MILLER v. HINKLE MANUFACTURING, LLC

United States District Court, Eastern District of Michigan (2014)

Facts

Issue

Holding — Drain, J.

Rule

Reasoning

Deep Dive: How the Court Reached Its Decision

Court's Introduction to the Case

The court began by outlining the context of the case, noting that Michael Miller filed suit against Hinkle Manufacturing for breach of an oral employment contract and violations of the Michigan Sales Representative Commissions Act (MSRA). The court recognized that Miller claimed he was owed commissions on sales made after his termination, which occurred on October 30, 2012. Hinkle Manufacturing countered that no written employment agreement existed, thereby denying any obligation to pay post-termination commissions. The court highlighted the removal of the case to federal court based on diversity jurisdiction. It noted the procedural history, including the defendants' motion for summary judgment and the admission of liability regarding a specific account valued at $5,700. The court ultimately decided to deny the motion for summary judgment, which allowed the case to proceed.

Factual Disputes Regarding Employment Terms

The court identified significant factual disputes between the parties regarding the existence and terms of the oral employment agreement. Both parties acknowledged that an agreement was in place, but they disagreed on whether that agreement included provisions for post-termination commissions. The defendants argued that Miller's role was limited to bringing opportunities for sales, which did not qualify him as the procuring cause of any post-termination sales. Conversely, Miller contended that his efforts in maintaining customer relationships and facilitating sales should classify him as the procuring cause, thus entitling him to commissions. The court emphasized that determining the precise terms and expectations of the employment agreement was complex and required factual development beyond the summary judgment phase. As such, the court found that these material issues necessitated resolution by a jury rather than through a summary judgment ruling.

Procuring Cause Doctrine

The court explained the procuring cause doctrine, which allows a sales representative to claim commissions on sales that they generated, even after termination, provided they can demonstrate they were the procuring cause of those sales. Under Michigan law, this doctrine applies when an employment agreement lacks explicit terms regarding post-termination commissions.
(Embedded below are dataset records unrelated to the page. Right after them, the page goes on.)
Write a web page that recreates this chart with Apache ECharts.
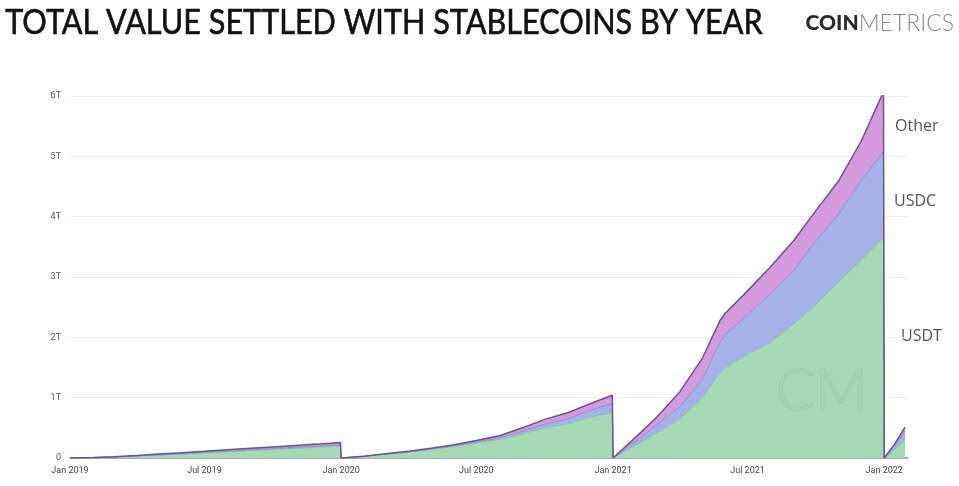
<!DOCTYPE html>
<html>
<head>
<meta charset="utf-8">
<script src="https://cdn.jsdelivr.net/npm/echarts@6/dist/echarts.min.js"></script>
<style>
  html, body { margin: 0; padding: 0; background: #fff; }
  #chart { width: 959px; height: 486px; }
</style>
</head>
<body>
<div id="chart"></div>
<script>
'use strict';
// cumulative value settled per calendar year (resets every Jan 1), in USD
const dates = [
  '2019-01-01', '2019-02-01', '2019-03-01', '2019-04-01', '2019-05-01', '2019-06-01', '2019-07-01',
  '2019-08-01', '2019-09-01', '2019-10-01', '2019-11-01', '2019-12-01', '2019-12-31',
  '2020-01-01', '2020-02-01', '2020-03-01', '2020-04-01', '2020-05-01', '2020-06-01', '2020-07-01',
  '2020-08-01', '2020-09-01', '2020-10-01', '2020-11-01', '2020-12-01', '2020-12-31',
  '2021-01-01', '2021-02-01', '2021-03-01', '2021-04-01', '2021-05-01', '2021-05-25', '2021-06-01', '2021-07-01',
  '2021-08-01', '2021-09-01', '2021-10-01', '2021-11-01', '2021-12-01', '2021-12-31',
  '2022-01-01', '2022-01-15', '2022-01-29',
];
// values in trillions
const usdt = [
  0, .006, .015, .032, .05, .068, .085, .104, .124, .142, .161, .18, .2,
  0, .028, .064, .098, .142, .192, .25, .31, .4, .5, .57, .68, .75,
  0, .22, .42, .65, 1.0, 1.42, 1.5, 1.72, 1.92, 2.22, 2.55, 2.93, 3.28, 3.65,
  0, .14, .3,
];
const usdc = [
  0, 0, .001, .003, .004, .006, .008, .01, .012, .014, .016, .017, .02,
  0, .001, .002, .004, .007, .011, .016, .024, .04, .06, .08, .11, .15,
  0, .06, .13, .2, .3, .5, .55, .65, .8, .88, 1.05, 1.12, 1.32, 1.42,
  0, .06, .14,
];
const other = [
  0, .002, .004, .007, .011, .014, .017, .021, .024, .027, .03, .033, .035,
  0, .001, .004, .008, .011, .017, .024, .036, .06, .08, .1, .11, .14,
  0, .07, .13, .25, .35, .36, .35, .4, .45, .5, .5, .55, .65, 1.0,
  0, .03, .07,
];
const MON = ['Jan', 'Feb', 'Mar', 'Apr', 'May', 'Jun', 'Jul', 'Aug', 'Sep', 'Oct', 'Nov', 'Dec'];

const T = 1e12;
const DAY = 24 * 3600 * 1000;
const ts = (s) => new Date(s + 'T00:00:00').getTime();
const pairs = (arr) => dates.map((d, i) => [ts(d), arr[i] * T]);

const chart = echarts.init(document.getElementById('chart'), null, { renderer: 'canvas' });

const mkSeries = (name, arr, fill, line, lw) => ({
  name, type: 'line', stack: 'total', data: pairs(arr),
  symbol: 'none', smooth: false,
  lineStyle: { color: line, width: lw },
  areaStyle: { color: fill, opacity: 1 },
  emphasis: { disabled: true },
});

chart.setOption({
  animation: false,
  backgroundColor: '#fff',
  grid: { left: 70, right: 51, top: 96, bottom: 28 },
  xAxis: {
    type: 'time',
    min: ts('2019-01-01'), max: ts('2022-02-02'),
    minInterval: 180 * DAY, maxInterval: 184 * DAY,
    axisLine: { show: true, lineStyle: { color: '#8f8fa8', width: 1.5 } },
    axisTick: { show: false },
    splitLine: { show: false },
    axisLabel: {
      formatter: (v) => { const d = new Date(v); return MON[d.getMonth()] + ' ' + d.getFullYear(); },
      color: '#444', fontSize: 9, fontFamily: 'Roboto', margin: 8,
    },
  },
  yAxis: {
    type: 'value', min: 0, max: 6 * T, interval: T,
    axisLine: { show: false }, axisTick: { show: false },
    splitLine: { lineStyle: { color: '#f0f0f0', width: 1 } },
    axisLabel: {
      formatter: (v) => (v === 0 ? '0' : Math.round(v / T) + 'T'),
      color: '#555', fontSize: 9, fontFamily: 'Roboto', margin: 9,
    },
  },
  series: [
    mkSeries('USDT', usdt, '#a5dab4', '#8fb8b8', 1),
    mkSeries('USDC', usdc, '#a3b3e9', '#8b8fd0', 1),
    mkSeries('Other', other, '#d39ade', '#6d5190', 1.5),
  ],
  graphic: [
    {
      type: 'text', left: 5, top: 6, scaleX: 0.9,
      style: { text: 'TOTAL VALUE SETTLED WITH STABLECOINS BY YEAR', fill: '#111', font: '400 34px Lato', stroke: '#111', lineWidth: 0.6 },
    },
    {
      type: 'text', right: 5, top: 12,
      style: {
        text: '{b|COIN}{l|METRICS}',
        rich: {
          b: { fontFamily: 'Lato', fontWeight: 900, fontSize: 21, fill: '#2b2b2b', color: '#2b2b2b' },
          l: { fontFamily: 'Lato', fontWeight: 300, fontSize: 23, fill: '#8a8a8a', color: '#8a8a8a' },
        },
      },
    },
    { type: 'text', left: 895, top: 118, style: { text: 'Other', fill: '#555', font: '16px "Open Sans"' } },
    { type: 'text', left: 894, top: 193, style: { text: 'USDC', fill: '#555', font: '16px "Open Sans"' } },
    { type: 'text', left: 901, top: 328, style: { text: 'USDT', fill: '#555', font: '16px "Open Sans"' } },
    {
      type: 'text', left: 775, top: 362, z: 100,
      style: { text: 'CM', fill: 'rgba(0,0,0,0)', stroke: 'rgba(60,90,70,0.07)', lineWidth: 1.5, font: '300 58px Lato' },
    },
  ],
});
</script>
</body>
</html>
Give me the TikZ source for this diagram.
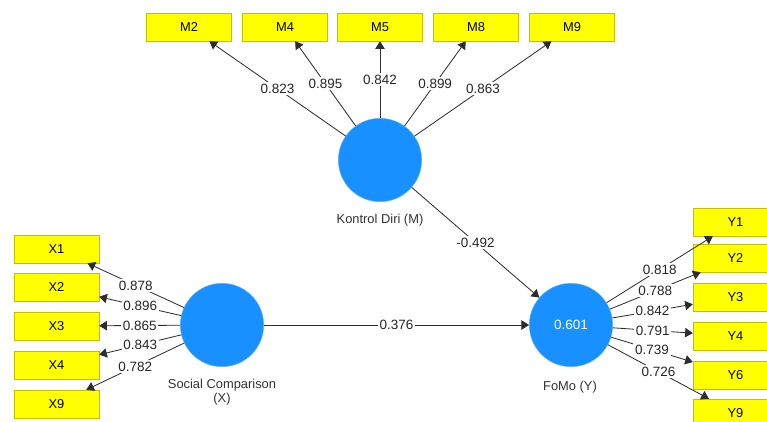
\documentclass[tikz,border=0pt]{standalone}
\usepackage{fontspec}
\setmainfont{Liberation Sans}
\usetikzlibrary{arrows.meta}

\definecolor{boxyellow}{RGB}{255,255,0}
\definecolor{boxedge}{RGB}{200,190,0}
\definecolor{lvblue}{RGB}{24,144,255}
\definecolor{pathgray}{RGB}{45,45,45}

\tikzset{
  indicator/.style={draw=boxedge,fill=boxyellow,minimum width=2.55cm,
    minimum height=0.84cm,inner sep=0pt,font=\fontsize{11}{13}\selectfont},
  construct/.style={circle,fill=lvblue,draw=lvblue!70,minimum size=2.5cm,
    inner sep=0pt,text=white,font=\fontsize{11.5}{13}\selectfont},
  caption/.style={font=\fontsize{11}{12.5}\selectfont,text=black!80,align=center},
  coef/.style={fill=white,inner sep=1.5pt,text=black!85,
    font=\fontsize{11.5}{13}\selectfont},
  pth/.style={draw=pathgray,line width=0.7pt,-{Triangle[length=6.5pt,width=8pt]}}
}

\begin{document}
\begin{tikzpicture}[x=0.03cm,y=-0.03cm]
  \clip
    (0,0)
    rectangle
    (767,421);
  \fill[white]
    (0,0)
    rectangle
    (767,421);

  % latent variables
  \node[construct] (kd) at (380,160) {};
  \node[construct] (sc) at (222,325) {};
  \node[construct] (fomo) at (571,325) {0.601};
  \node[caption] (kdname) at (380,220) {Kontrol Diri (M)};
  \node[caption] (scname) at (222,392) {Social Comparison\\(X)};
  \node[caption] (fomoname) at (570,387) {FoMo (Y)};

  % indicators of M
  \node[indicator] (m2) at (189,27) {M2};
  \node[indicator] (m4) at (285,27) {M4};
  \node[indicator] (m5) at (380,27) {M5};
  \node[indicator] (m8) at (476,27) {M8};
  \node[indicator] (m9) at (572,27) {M9};

  % indicators of X
  \node[indicator] (x1) at (56.5,249) {X1};
  \node[indicator] (x2) at (56.5,287) {X2};
  \node[indicator] (x3) at (56.5,326) {X3};
  \node[indicator] (x4) at (56.5,365) {X4};
  \node[indicator] (x9) at (56.5,404) {X9};

  % indicators of Y
  \node[indicator] (y1) at (735.5,222) {Y1};
  \node[indicator] (y2) at (735.5,258) {Y2};
  \node[indicator] (y3) at (735.5,297) {Y3};
  \node[indicator] (y4) at (735.5,336) {Y4};
  \node[indicator] (y6) at (735.5,375) {Y6};
  \node[indicator] (y9) at (735.5,413) {Y9};

  % outer loadings of M
  \draw[pth]
    (kd)
    -- node[coef] {0.823}
    (m2);
  \draw[pth]
    (kd)
    -- node[coef] {0.895}
    (m4);
  \draw[pth]
    (kd)
    -- node[coef] {0.842}
    (m5);
  \draw[pth]
    (kd)
    -- node[coef] {0.899}
    (m8);
  \draw[pth]
    (kd)
    -- node[coef] {0.863}
    (m9);

  % outer loadings of X
  \draw[pth]
    (sc)
    -- node[coef] {0.878}
    (x1);
  \draw[pth]
    (sc)
    -- node[coef] {0.896}
    (x2);
  \draw[pth]
    (sc)
    -- node[coef] {0.865}
    (x3);
  \draw[pth]
    (sc)
    -- node[coef] {0.843}
    (x4);
  \draw[pth]
    (sc)
    -- node[coef] {0.782}
    (x9);

  % outer loadings of Y
  \draw[pth]
    (fomo)
    -- node[coef] {0.818}
    (y1);
  \draw[pth]
    (fomo)
    -- node[coef] {0.788}
    (y2);
  \draw[pth]
    (fomo)
    -- node[coef] {0.842}
    (y3);
  \draw[pth]
    (fomo)
    -- node[coef] {0.791}
    (y4);
  \draw[pth]
    (fomo)
    -- node[coef] {0.739}
    (y6);
  \draw[pth]
    (fomo)
    -- node[coef] {0.726}
    (y9);

  % inner model
  \draw[pth]
    (kd)
    -- node[coef] {-0.492}
    (fomo);
  \draw[pth]
    (sc)
    -- node[coef] {0.376}
    (fomo);
\end{tikzpicture}
\end{document}
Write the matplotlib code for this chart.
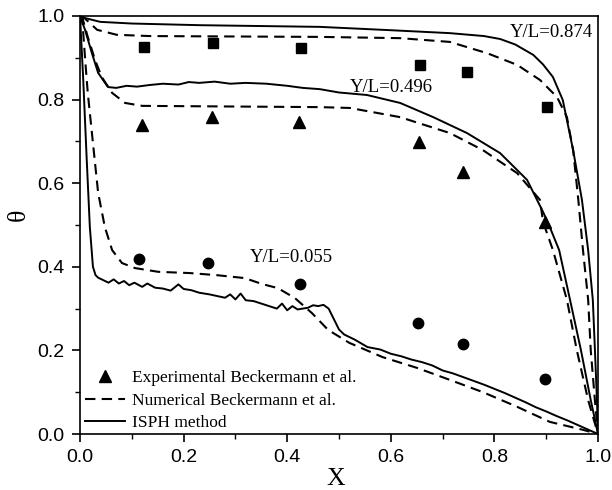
import matplotlib
matplotlib.use('Agg')
import matplotlib.pyplot as plt
from matplotlib.ticker import MultipleLocator

# experimental points (Beckermann et al.)
exp_x_874 = [0.124, 0.257, 0.427, 0.656, 0.747, 0.902]
exp_t_874 = [0.926, 0.935, 0.923, 0.883, 0.866, 0.782]
exp_x_496 = [0.120, 0.255, 0.423, 0.654, 0.739, 0.898]
exp_t_496 = [0.739, 0.758, 0.746, 0.699, 0.627, 0.507]
exp_x_055 = [0.114, 0.247, 0.425, 0.653, 0.739, 0.898]
exp_t_055 = [0.419, 0.409, 0.359, 0.266, 0.215, 0.132]

# numerical Beckermann et al. (dashed)
num_x_874 = [0, 0.006, 0.033, 0.071, 0.135, 0.463, 0.618, 0.714, 0.786, 0.844,
             0.888, 0.921, 0.940, 0.952, 0.962, 0.971, 0.981, 0.986, 0.994, 1.0]
num_t_874 = [1.0, 0.998, 0.967, 0.955, 0.952, 0.950, 0.947, 0.938, 0.911, 0.883,
             0.847, 0.806, 0.758, 0.679, 0.560, 0.440, 0.321, 0.200, 0.081, 0.0]
num_x_496 = [0, 0.004, 0.015, 0.029, 0.042, 0.062, 0.087, 0.120, 0.463, 0.521,
             0.618, 0.714, 0.778, 0.844, 0.888, 0.894, 0.913, 0.940, 0.959, 0.981, 1.0]
num_t_496 = [1.0, 0.998, 0.950, 0.895, 0.854, 0.816, 0.792, 0.785, 0.782, 0.780,
             0.758, 0.720, 0.679, 0.624, 0.560, 0.507, 0.440, 0.321, 0.201, 0.081, 0.0]
num_x_055 = [0, 0.004, 0.010, 0.015, 0.025, 0.035, 0.048, 0.062, 0.081, 0.106,
             0.151, 0.212, 0.264, 0.318, 0.351, 0.382, 0.415, 0.448, 0.479, 0.520,
             0.584, 0.651, 0.715, 0.778, 0.844, 0.907, 0.971, 1.0]
num_t_055 = [1.0, 0.998, 0.895, 0.816, 0.696, 0.577, 0.495, 0.440, 0.409, 0.397,
             0.388, 0.385, 0.380, 0.373, 0.359, 0.349, 0.325, 0.289, 0.249, 0.218,
             0.184, 0.158, 0.129, 0.100, 0.065, 0.029, 0.010, 0.0]

# ISPH method (solid)
isph_x_874 = [0, 0.010, 0.039, 0.10, 0.232, 0.463, 0.60, 0.714, 0.780, 0.811,
              0.840, 0.875, 0.894, 0.913, 0.932, 0.952, 0.969, 0.981, 0.990,
              0.994, 0.998, 1.0]
isph_t_874 = [1.0, 0.995, 0.986, 0.982, 0.978, 0.974, 0.966, 0.959, 0.952, 0.945,
              0.932, 0.907, 0.884, 0.854, 0.799, 0.679, 0.560, 0.440, 0.321,
              0.203, 0.081, 0.0]
isph_x_496 = [0, 0.0097, 0.023, 0.035, 0.054, 0.07, 0.09, 0.11, 0.135, 0.16,
              0.19, 0.21, 0.23, 0.26, 0.29, 0.32, 0.36, 0.40, 0.43, 0.463, 0.50,
              0.554, 0.618, 0.682, 0.747, 0.811, 0.863, 0.894, 0.903, 0.925, 0.946,
              0.967, 0.986, 1.0]
isph_t_496 = [1.0, 0.967, 0.911, 0.864, 0.830, 0.828, 0.833, 0.831, 0.835, 0.838,
              0.836, 0.842, 0.840, 0.843, 0.838, 0.840, 0.838, 0.833, 0.828, 0.825, 0.817,
              0.811, 0.792, 0.758, 0.720, 0.672, 0.608, 0.531, 0.507, 0.440, 0.321,
              0.201, 0.081, 0.0]
isph_x_055 = [0, 0.006, 0.013, 0.019, 0.025, 0.030, 0.035, 0.045, 0.055, 0.065,
              0.075, 0.085, 0.095, 0.105, 0.12, 0.13, 0.145, 0.16, 0.175, 0.185,
              0.19, 0.20, 0.215, 0.23, 0.25, 0.265, 0.28, 0.29, 0.30, 0.31,
              0.32, 0.335, 0.35, 0.365, 0.38, 0.39, 0.40, 0.41, 0.42, 0.43,
              0.44, 0.45, 0.46, 0.47, 0.48, 0.49, 0.50, 0.51, 0.53, 0.555,
              0.58, 0.60, 0.62, 0.64, 0.66, 0.68, 0.70, 0.72, 0.74, 0.76,
              0.78, 0.80, 0.82, 0.84, 0.86, 0.88, 0.90, 0.92, 0.94, 0.96, 0.98, 1.0]
isph_t_055 = [1.0, 0.854, 0.656, 0.495, 0.400, 0.380, 0.374, 0.368, 0.362, 0.370,
              0.360, 0.366, 0.356, 0.362, 0.352, 0.360, 0.350, 0.348, 0.343, 0.353,
              0.358, 0.347, 0.344, 0.338, 0.334, 0.330, 0.326, 0.334, 0.322, 0.336,
              0.320, 0.318, 0.312, 0.306, 0.300, 0.312, 0.296, 0.306, 0.298, 0.300,
              0.302, 0.308, 0.306, 0.309, 0.300, 0.275, 0.250, 0.238, 0.226, 0.208,
              0.202, 0.192, 0.186, 0.178, 0.172, 0.164, 0.152, 0.145, 0.136, 0.127,
              0.118, 0.108, 0.098, 0.087, 0.076, 0.064, 0.054, 0.043, 0.033, 0.022, 0.011, 0.0]

serif = 'Liberation Serif'
sans = 'Liberation Sans'

fig = plt.figure(figsize=(6.12, 4.90), dpi=100)
ax = fig.add_axes([80 / 612, 56 / 490, 518 / 612, 418 / 490])

dash = (0, (5, 3))
ax.plot(num_x_874, num_t_874, color='black', lw=1.5, linestyle=dash)
ax.plot(num_x_496, num_t_496, color='black', lw=1.5, linestyle=dash)
ax.plot(num_x_055, num_t_055, color='black', lw=1.5, linestyle=dash,
        label='Numerical Beckermann et al.')
ax.plot(isph_x_874, isph_t_874, color='black', lw=1.4)
ax.plot(isph_x_496, isph_t_496, color='black', lw=1.4)
ax.plot(isph_x_055, isph_t_055, color='black', lw=1.4, label='ISPH method')

ax.plot(exp_x_874, exp_t_874, 's', color='black', ms=6.5, clip_on=False)
ax.plot(exp_x_496, exp_t_496, '^', color='black', ms=8, clip_on=False,
        label='Experimental Beckermann et al.')
ax.plot(exp_x_055, exp_t_055, 'o', color='black', ms=7.5, clip_on=False)

ax.text(0.990, 0.960, 'Y/L=0.874', family=serif, fontsize=13.5, ha='right', va='center')
ax.text(0.521, 0.830, 'Y/L=0.496', family=serif, fontsize=13.5, ha='left', va='center')
ax.text(0.328, 0.423, 'Y/L=0.055', family=serif, fontsize=13.5, ha='left', va='center')

ax.set_xlim(0, 1)
ax.set_ylim(0, 1)
ax.xaxis.set_major_locator(MultipleLocator(0.2))
ax.xaxis.set_minor_locator(MultipleLocator(0.1))
ax.yaxis.set_major_locator(MultipleLocator(0.2))
ax.yaxis.set_minor_locator(MultipleLocator(0.1))
ax.tick_params(which='major', direction='out', length=6, width=1.2, pad=5)
ax.tick_params(which='minor', direction='out', length=3.5, width=1.0)
for lab in ax.get_xticklabels() + ax.get_yticklabels():
    lab.set_family(sans)
    lab.set_fontsize(14)
for sp in ax.spines.values():
    sp.set_linewidth(1.2)

ax.set_xlabel('X', family=serif, fontsize=18.5)
ax.set_ylabel('θ', family=serif, fontsize=18.5)
ax.xaxis.set_label_coords(0.494, -0.081)
ax.yaxis.set_label_coords(-0.0965, 0.524)

handles, labels = ax.get_legend_handles_labels()
order = [2, 0, 1]
ax.legend([handles[i] for i in order], [labels[i] for i in order],
          loc='lower left', bbox_to_anchor=(0.005, 0.0), frameon=False,
          prop={'family': serif, 'size': 12.5}, handlelength=2.3,
          handletextpad=0.4, labelspacing=0.37, borderaxespad=0.0,
          borderpad=0.15)

fig.savefig('out.png', dpi=100)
The court noted that the plaintiff's efforts in customer service and negotiations could support a finding that he was indeed the procuring cause of sales occurring after his employment ended. The court clarified that it is sufficient for a sales representative to show they played a significant role in the sales process, regardless of who ultimately concluded the sale. This aspect of Miller's argument was deemed critical in assessing whether he could recover commissions under the employment agreement and the MSRA.

Analysis of the Michigan Sales Representative Commissions Act

The court analyzed the MSRA, which protects sales representatives by ensuring they receive commissions due to them following termination. The statute specifies that commission terms should be established by the contract, past practices, or industry customs if the contract does not provide clarity. The court recognized that Miller's claims under the MSRA were derivative of his breach of contract claim, meaning that a breach must be established to support a violation of the Act. The court highlighted that both parties had conflicting interpretations of the employment relationship and the nature of commissions owed. The ambiguity surrounding the circumstances under which commissions were to be paid, especially post-termination, reinforced the necessity for a jury to evaluate the facts thoroughly before concluding on the MSRA's applicability.

Conclusion and Court's Decision

In concluding its opinion, the court reiterated that genuine issues of material fact existed regarding Miller's entitlement to post-termination commissions and whether Hinkle Manufacturing breached the employment agreement and violated the MSRA. The court determined that the conflicting evidence presented by both parties warranted a jury's assessment. The court ultimately denied the defendants' motion for summary judgment, allowing Miller's claims to proceed while establishing the defendants' liability for a specified amount related to a particular account. This decision underscored the importance of factual determination in contractual disputes, particularly in employment contexts where oral agreements and industry practices are at play.